▶ _EXERCISE OBJECTIVE_
The records below hold pictures; please leave those out and retype the rest exactly.

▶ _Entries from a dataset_

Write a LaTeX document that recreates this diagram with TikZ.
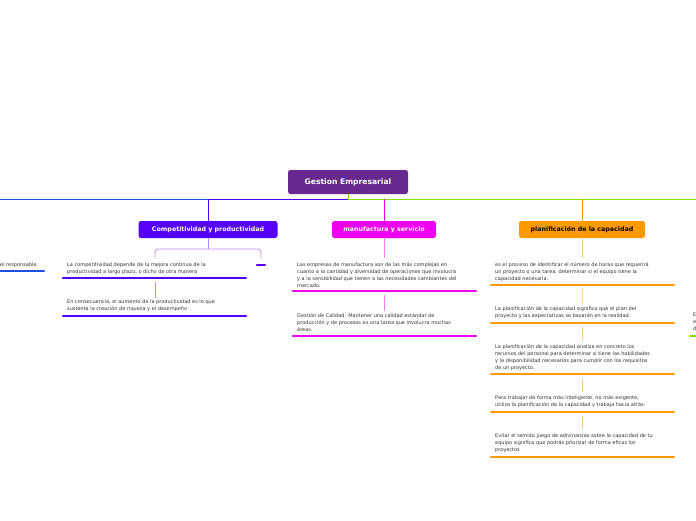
\documentclass[tikz,border=0pt]{standalone}
\usepackage{fontspec}
\setmainfont{DejaVu Sans}
\begin{document}
\begin{tikzpicture}[x=1pt,y=-1pt,
  txt/.style={anchor=north west,align=left,inner sep=0,font=\fontsize{5}{7}\selectfont,text=black!80},
  topic/.style={rounded corners=2.5pt,minimum height=17pt,font=\fontsize{6.3}{7}\selectfont\bfseries,text=white},
  ul/.style={line width=2.6pt,line cap=round},
  conn/.style={line width=0.8pt}]
\useasboundingbox (0,0) rectangle (696,520);
\definecolor{root}{HTML}{67298F}
\definecolor{vio}{HTML}{5500FF}
\definecolor{mag}{HTML}{EE00EE}
\definecolor{ora}{HTML}{FF9900}
\definecolor{grn}{HTML}{88E000}
\definecolor{blu}{HTML}{1E50E6}
% main line
\coordinate (L) at (0,199); \coordinate (R) at (696,199);
\coordinate (J) at (348,199);
\draw[conn,blu] (L) -- (208,199);
\draw[conn,vio] (208,199) -- (J);
\draw[conn,grn] (J) -- (R);
\node[topic,fill=root,minimum width=120pt,minimum height=24pt,font=\fontsize{7.6}{8}\selectfont\bfseries] (root) at (348,182) {Gestion Empresarial};
\draw[conn,grn] (root.south) -- (J);
% topics
\node[topic,fill=vio,minimum width=139pt] (c) at (208,229.5) {Competitividad y productividad};
\node[topic,fill=mag,minimum width=104pt] (m) at (384,229.5) {manufactura y servicio};
\node[topic,fill=ora,minimum width=126pt,text=black] (p) at (582,229.5) {planificación de la capacidad};
\draw[conn,vio,rounded corners=2pt] (208,199) -- (c.north);
\draw[conn,mag,rounded corners=2pt] (384,199) -- (m.north);
\draw[conn,ora,rounded corners=2pt] (582,199) -- (p.north);
% competitividad children
\draw[conn,vio!45] (c.south) -- (208,249);
\draw[conn,vio!45,rounded corners=3pt] (155,258) -- (155,249) -- (261,249) -- (261,258);
\node[txt] (c1) at (67,262) {La competitividad depende de la mejora continua de la\\productividad a largo plazo, o dicho de otra manera};
\draw[ul,vio] (63,278) -- (246,278);
\draw[conn,vio!45] (155,282) -- (155,298);
\node[txt] (c2) at (67,299.5) {En consecuencia, el aumento de la productividad es lo que\\sustenta la creación de riqueza y el desempeño};
\draw[ul,vio] (63,316) -- (246,316);
\draw[ul,vio] (257,265) -- (265,265);
% left partial
\node[txt] (lp) at (0,262) {el responsable};
\draw[ul,blu] (0,271) -- (44,271);
% manufactura children
\draw[conn,mag!50] (m.south) -- (384,258);
\node[txt] (m1) at (297,262) {Las empresas de manufactura son de las más complejas en\\cuanto a la cantidad y diversidad de operaciones que involucra\\y a la sensibilidad que tienen a las necesidades cambiantes del\\mercado.};
\draw[ul,mag] (293,291) -- (476,291);
\draw[conn,mag!50] (384,295) -- (384,311);
\node[txt] (m2) at (297,313) {Gestión de Calidad: Mantener una calidad estándar de\\producción y de procesos es una tarea que involucra muchas\\áreas.};
\draw[ul,mag] (293,336) -- (476,336);
% planificacion children
\draw[conn,ora!50] (p.south) -- (582,258);
\node[txt] (p1) at (495,262) {es el proceso de identificar el número de horas que requerirá\\un proyecto o una tarea, determinar si el equipo tiene la\\capacidad necesaria.};
\draw[ul,ora] (491,285) -- (674,285);
\draw[conn,ora!50] (582,289) -- (582,303);
\node[txt] (p2) at (495,306) {La planificación de la capacidad significa que el plan del\\proyecto y las expectativas se basarán en la realidad.};
\draw[ul,ora] (491,323) -- (674,323);
\draw[conn,ora!50] (582,327) -- (582,341);
\node[txt] (p3) at (495,344) {La planificación de la capacidad analiza en concreto los\\recursos del personal para determinar si tiene las habilidades\\y la disponibilidad necesarios para cumplir con los requisitos\\de un proyecto.};
\draw[ul,ora] (491,374) -- (674,374);
\draw[conn,ora!50] (582,378) -- (582,392);
\node[txt] (p4) at (495,395) {Para trabajar de forma más inteligente, no más exigente,\\utiliza la planificación de la capacidad y trabaja hacia atrás.};
\draw[ul,ora] (491,412) -- (674,412);
\draw[conn,ora!50] (582,416) -- (582,430);
\node[txt] (p5) at (495,433) {Evitar el temido juego de adivinanzas sobre la capacidad de tu\\equipo significa que podrás priorizar de forma eficaz los\\proyectos};
\draw[ul,ora] (491,457) -- (674,457);
% right partial
\node[txt] (rp) at (693,313) {E\\e\\d};
\draw[ul,grn] (690,336) -- (696,336);
\end{tikzpicture}
\end{document}
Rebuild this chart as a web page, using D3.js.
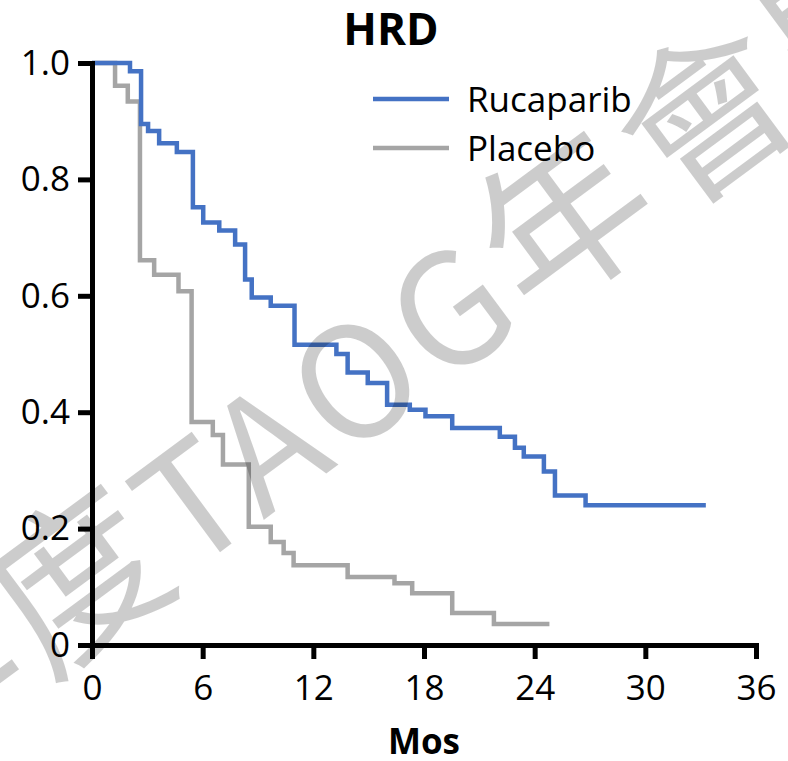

▶ _EXERCISE RESPONSE_
Write a LaTeX document that recreates this diagram with TikZ.
\documentclass[tikz,border=0pt]{standalone}
\usepackage{fontspec}
\setmainfont{DejaVu Sans}
\begin{document}
\begin{tikzpicture}[x=1pt,y=-1pt,
  txt/.style={anchor=north west,align=left,inner sep=0,font=\fontsize{5}{7}\selectfont,text=black!80},
  topic/.style={rounded corners=2.5pt,minimum height=17pt,font=\fontsize{6.3}{7}\selectfont\bfseries,text=white},
  ul/.style={line width=2.6pt,line cap=round},
  conn/.style={line width=0.8pt}]
\useasboundingbox (0,0) rectangle (696,520);
\definecolor{root}{HTML}{67298F}
\definecolor{vio}{HTML}{5500FF}
\definecolor{mag}{HTML}{EE00EE}
\definecolor{ora}{HTML}{FF9900}
\definecolor{grn}{HTML}{88E000}
\definecolor{blu}{HTML}{1E50E6}
% main line
\coordinate (L) at (0,199); \coordinate (R) at (696,199);
\coordinate (J) at (348,199);
\draw[conn,blu] (L) -- (208,199);
\draw[conn,vio] (208,199) -- (J);
\draw[conn,grn] (J) -- (R);
\node[topic,fill=root,minimum width=120pt,minimum height=24pt,font=\fontsize{7.6}{8}\selectfont\bfseries] (root) at (348,182) {Gestion Empresarial};
\draw[conn,grn] (root.south) -- (J);
% topics
\node[topic,fill=vio,minimum width=139pt] (c) at (208,229.5) {Competitividad y productividad};
\node[topic,fill=mag,minimum width=104pt] (m) at (384,229.5) {manufactura y servicio};
\node[topic,fill=ora,minimum width=126pt,text=black] (p) at (582,229.5) {planificación de la capacidad};
\draw[conn,vio,rounded corners=2pt] (208,199) -- (c.north);
\draw[conn,mag,rounded corners=2pt] (384,199) -- (m.north);
\draw[conn,ora,rounded corners=2pt] (582,199) -- (p.north);
% competitividad children
\draw[conn,vio!45] (c.south) -- (208,249);
\draw[conn,vio!45,rounded corners=3pt] (155,258) -- (155,249) -- (261,249) -- (261,258);
\node[txt] (c1) at (67,262) {La competitividad depende de la mejora continua de la\\productividad a largo plazo, o dicho de otra manera};
\draw[ul,vio] (63,278) -- (246,278);
\draw[conn,vio!45] (155,282) -- (155,298);
\node[txt] (c2) at (67,299.5) {En consecuencia, el aumento de la productividad es lo que\\sustenta la creación de riqueza y el desempeño};
\draw[ul,vio] (63,316) -- (246,316);
\draw[ul,vio] (257,265) -- (265,265);
% left partial
\node[txt] (lp) at (0,262) {el responsable};
\draw[ul,blu] (0,271) -- (44,271);
% manufactura children
\draw[conn,mag!50] (m.south) -- (384,258);
\node[txt] (m1) at (297,262) {Las empresas de manufactura son de las más complejas en\\cuanto a la cantidad y diversidad de operaciones que involucra\\y a la sensibilidad que tienen a las necesidades cambiantes del\\mercado.};
\draw[ul,mag] (293,291) -- (476,291);
\draw[conn,mag!50] (384,295) -- (384,311);
\node[txt] (m2) at (297,313) {Gestión de Calidad: Mantener una calidad estándar de\\producción y de procesos es una tarea que involucra muchas\\áreas.};
\draw[ul,mag] (293,336) -- (476,336);
% planificacion children
\draw[conn,ora!50] (p.south) -- (582,258);
\node[txt] (p1) at (495,262) {es el proceso de identificar el número de horas que requerirá\\un proyecto o una tarea, determinar si el equipo tiene la\\capacidad necesaria.};
\draw[ul,ora] (491,285) -- (674,285);
\draw[conn,ora!50] (582,289) -- (582,303);
\node[txt] (p2) at (495,306) {La planificación de la capacidad significa que el plan del\\proyecto y las expectativas se basarán en la realidad.};
\draw[ul,ora] (491,323) -- (674,323);
\draw[conn,ora!50] (582,327) -- (582,341);
\node[txt] (p3) at (495,344) {La planificación de la capacidad analiza en concreto los\\recursos del personal para determinar si tiene las habilidades\\y la disponibilidad necesarios para cumplir con los requisitos\\de un proyecto.};
\draw[ul,ora] (491,374) -- (674,374);
\draw[conn,ora!50] (582,378) -- (582,392);
\node[txt] (p4) at (495,395) {Para trabajar de forma más inteligente, no más exigente,\\utiliza la planificación de la capacidad y trabaja hacia atrás.};
\draw[ul,ora] (491,412) -- (674,412);
\draw[conn,ora!50] (582,416) -- (582,430);
\node[txt] (p5) at (495,433) {Evitar el temido juego de adivinanzas sobre la capacidad de tu\\equipo significa que podrás priorizar de forma eficaz los\\proyectos};
\draw[ul,ora] (491,457) -- (674,457);
% right partial
\node[txt] (rp) at (693,313) {E\\e\\d};
\draw[ul,grn] (690,336) -- (696,336);
\end{tikzpicture}
\end{document}
Rebuild this chart as a web page, using D3.js.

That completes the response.